Set exercise ->
Exactly the lines from the line containing "Output the Python" through the line containing "ax.set_ylim(1, 2000)" are to be echoed, with both included and pictures left out.

[begin Dataset excerpts]

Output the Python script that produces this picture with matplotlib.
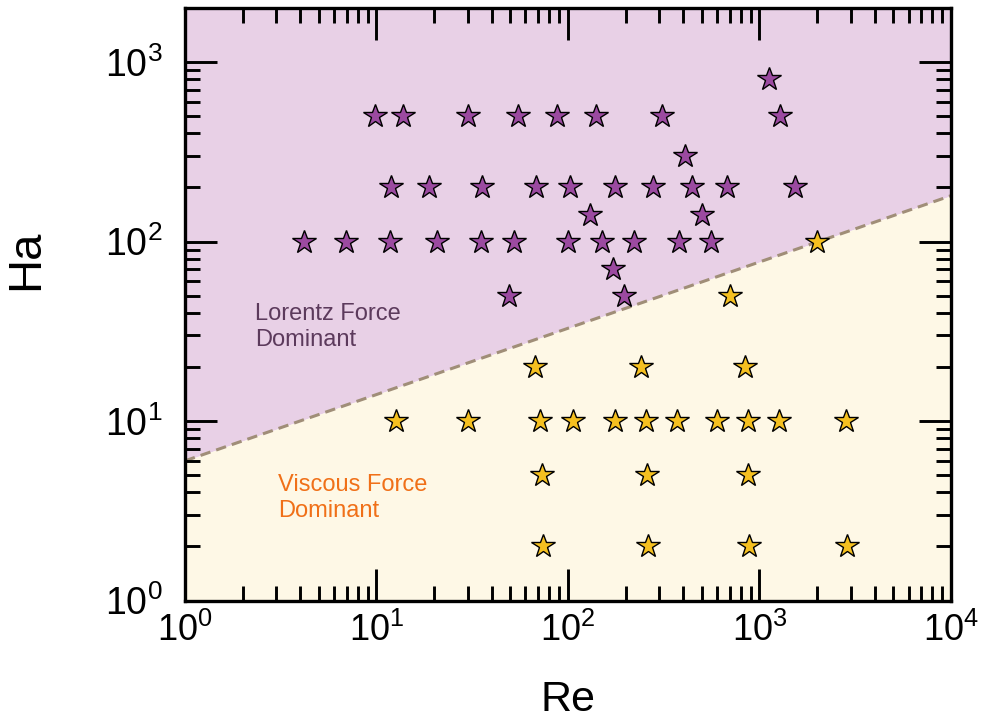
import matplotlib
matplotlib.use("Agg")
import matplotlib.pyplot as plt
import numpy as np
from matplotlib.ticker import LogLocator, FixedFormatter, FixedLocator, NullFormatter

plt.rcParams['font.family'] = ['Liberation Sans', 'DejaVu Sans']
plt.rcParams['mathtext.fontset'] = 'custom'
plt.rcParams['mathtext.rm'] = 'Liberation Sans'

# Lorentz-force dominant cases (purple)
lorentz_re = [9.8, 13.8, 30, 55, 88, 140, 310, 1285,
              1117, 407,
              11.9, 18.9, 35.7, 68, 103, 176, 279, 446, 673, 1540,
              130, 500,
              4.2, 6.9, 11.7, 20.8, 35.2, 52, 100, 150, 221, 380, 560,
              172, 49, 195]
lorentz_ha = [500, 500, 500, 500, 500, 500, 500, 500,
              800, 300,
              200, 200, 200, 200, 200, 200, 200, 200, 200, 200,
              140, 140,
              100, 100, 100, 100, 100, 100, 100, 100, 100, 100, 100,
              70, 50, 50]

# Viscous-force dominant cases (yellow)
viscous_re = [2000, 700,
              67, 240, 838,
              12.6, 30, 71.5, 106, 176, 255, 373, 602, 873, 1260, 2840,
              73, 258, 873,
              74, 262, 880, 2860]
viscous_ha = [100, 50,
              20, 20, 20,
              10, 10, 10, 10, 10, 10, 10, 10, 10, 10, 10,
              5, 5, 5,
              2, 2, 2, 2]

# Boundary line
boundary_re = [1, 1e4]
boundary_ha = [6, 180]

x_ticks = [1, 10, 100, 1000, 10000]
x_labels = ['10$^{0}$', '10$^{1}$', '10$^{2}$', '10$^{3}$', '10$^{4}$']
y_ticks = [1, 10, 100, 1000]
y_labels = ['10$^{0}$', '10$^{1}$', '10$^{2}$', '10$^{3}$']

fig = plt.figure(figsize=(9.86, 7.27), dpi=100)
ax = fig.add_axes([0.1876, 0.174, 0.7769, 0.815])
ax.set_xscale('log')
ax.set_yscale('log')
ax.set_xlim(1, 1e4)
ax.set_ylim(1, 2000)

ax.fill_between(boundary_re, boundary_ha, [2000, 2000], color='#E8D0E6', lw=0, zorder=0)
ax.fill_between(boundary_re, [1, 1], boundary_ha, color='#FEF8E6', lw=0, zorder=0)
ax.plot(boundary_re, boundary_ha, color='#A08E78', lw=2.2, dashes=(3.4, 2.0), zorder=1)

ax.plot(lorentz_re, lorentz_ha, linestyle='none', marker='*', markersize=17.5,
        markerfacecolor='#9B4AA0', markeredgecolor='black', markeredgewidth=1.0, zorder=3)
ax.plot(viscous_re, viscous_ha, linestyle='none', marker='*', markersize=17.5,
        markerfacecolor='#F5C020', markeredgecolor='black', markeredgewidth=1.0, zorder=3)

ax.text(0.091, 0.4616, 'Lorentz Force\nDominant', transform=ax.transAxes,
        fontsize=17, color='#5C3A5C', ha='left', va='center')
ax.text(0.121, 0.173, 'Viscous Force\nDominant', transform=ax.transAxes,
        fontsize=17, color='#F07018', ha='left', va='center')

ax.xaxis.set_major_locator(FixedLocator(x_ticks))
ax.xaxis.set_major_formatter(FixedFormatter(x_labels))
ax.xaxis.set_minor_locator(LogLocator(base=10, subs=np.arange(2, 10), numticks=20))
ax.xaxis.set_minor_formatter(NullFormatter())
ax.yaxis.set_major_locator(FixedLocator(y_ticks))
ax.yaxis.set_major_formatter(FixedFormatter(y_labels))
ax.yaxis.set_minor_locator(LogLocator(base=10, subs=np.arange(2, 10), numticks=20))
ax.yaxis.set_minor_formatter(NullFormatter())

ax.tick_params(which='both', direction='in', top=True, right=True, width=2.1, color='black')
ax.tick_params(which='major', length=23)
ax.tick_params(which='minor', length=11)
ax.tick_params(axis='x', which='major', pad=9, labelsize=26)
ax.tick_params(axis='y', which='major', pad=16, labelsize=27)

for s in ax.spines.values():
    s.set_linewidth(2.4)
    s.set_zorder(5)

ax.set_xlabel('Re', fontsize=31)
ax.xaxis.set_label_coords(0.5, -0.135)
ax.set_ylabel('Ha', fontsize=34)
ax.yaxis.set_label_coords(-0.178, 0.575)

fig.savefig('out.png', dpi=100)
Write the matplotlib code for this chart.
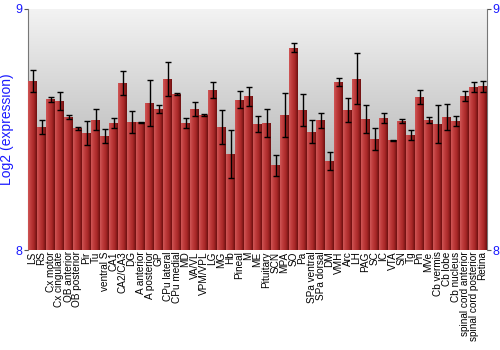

[end Dataset excerpts]
[begin Dataset excerpts]

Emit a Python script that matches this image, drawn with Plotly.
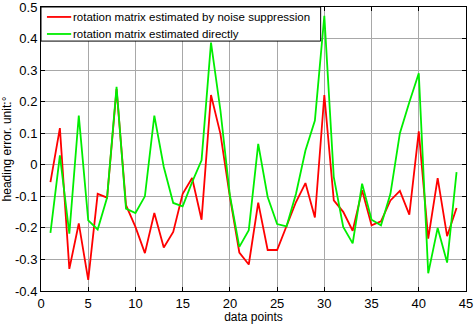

[end Dataset excerpts]

Answer ->
Output the Python script that produces this picture with matplotlib.
import matplotlib
matplotlib.use("Agg")
import matplotlib.pyplot as plt
import numpy as np
from matplotlib.ticker import LogLocator, FixedFormatter, FixedLocator, NullFormatter

plt.rcParams['font.family'] = ['Liberation Sans', 'DejaVu Sans']
plt.rcParams['mathtext.fontset'] = 'custom'
plt.rcParams['mathtext.rm'] = 'Liberation Sans'

# Lorentz-force dominant cases (purple)
lorentz_re = [9.8, 13.8, 30, 55, 88, 140, 310, 1285,
              1117, 407,
              11.9, 18.9, 35.7, 68, 103, 176, 279, 446, 673, 1540,
              130, 500,
              4.2, 6.9, 11.7, 20.8, 35.2, 52, 100, 150, 221, 380, 560,
              172, 49, 195]
lorentz_ha = [500, 500, 500, 500, 500, 500, 500, 500,
              800, 300,
              200, 200, 200, 200, 200, 200, 200, 200, 200, 200,
              140, 140,
              100, 100, 100, 100, 100, 100, 100, 100, 100, 100, 100,
              70, 50, 50]

# Viscous-force dominant cases (yellow)
viscous_re = [2000, 700,
              67, 240, 838,
              12.6, 30, 71.5, 106, 176, 255, 373, 602, 873, 1260, 2840,
              73, 258, 873,
              74, 262, 880, 2860]
viscous_ha = [100, 50,
              20, 20, 20,
              10, 10, 10, 10, 10, 10, 10, 10, 10, 10, 10,
              5, 5, 5,
              2, 2, 2, 2]

# Boundary line
boundary_re = [1, 1e4]
boundary_ha = [6, 180]

x_ticks = [1, 10, 100, 1000, 10000]
x_labels = ['10$^{0}$', '10$^{1}$', '10$^{2}$', '10$^{3}$', '10$^{4}$']
y_ticks = [1, 10, 100, 1000]
y_labels = ['10$^{0}$', '10$^{1}$', '10$^{2}$', '10$^{3}$']

fig = plt.figure(figsize=(9.86, 7.27), dpi=100)
ax = fig.add_axes([0.1876, 0.174, 0.7769, 0.815])
ax.set_xscale('log')
ax.set_yscale('log')
ax.set_xlim(1, 1e4)
ax.set_ylim(1, 2000)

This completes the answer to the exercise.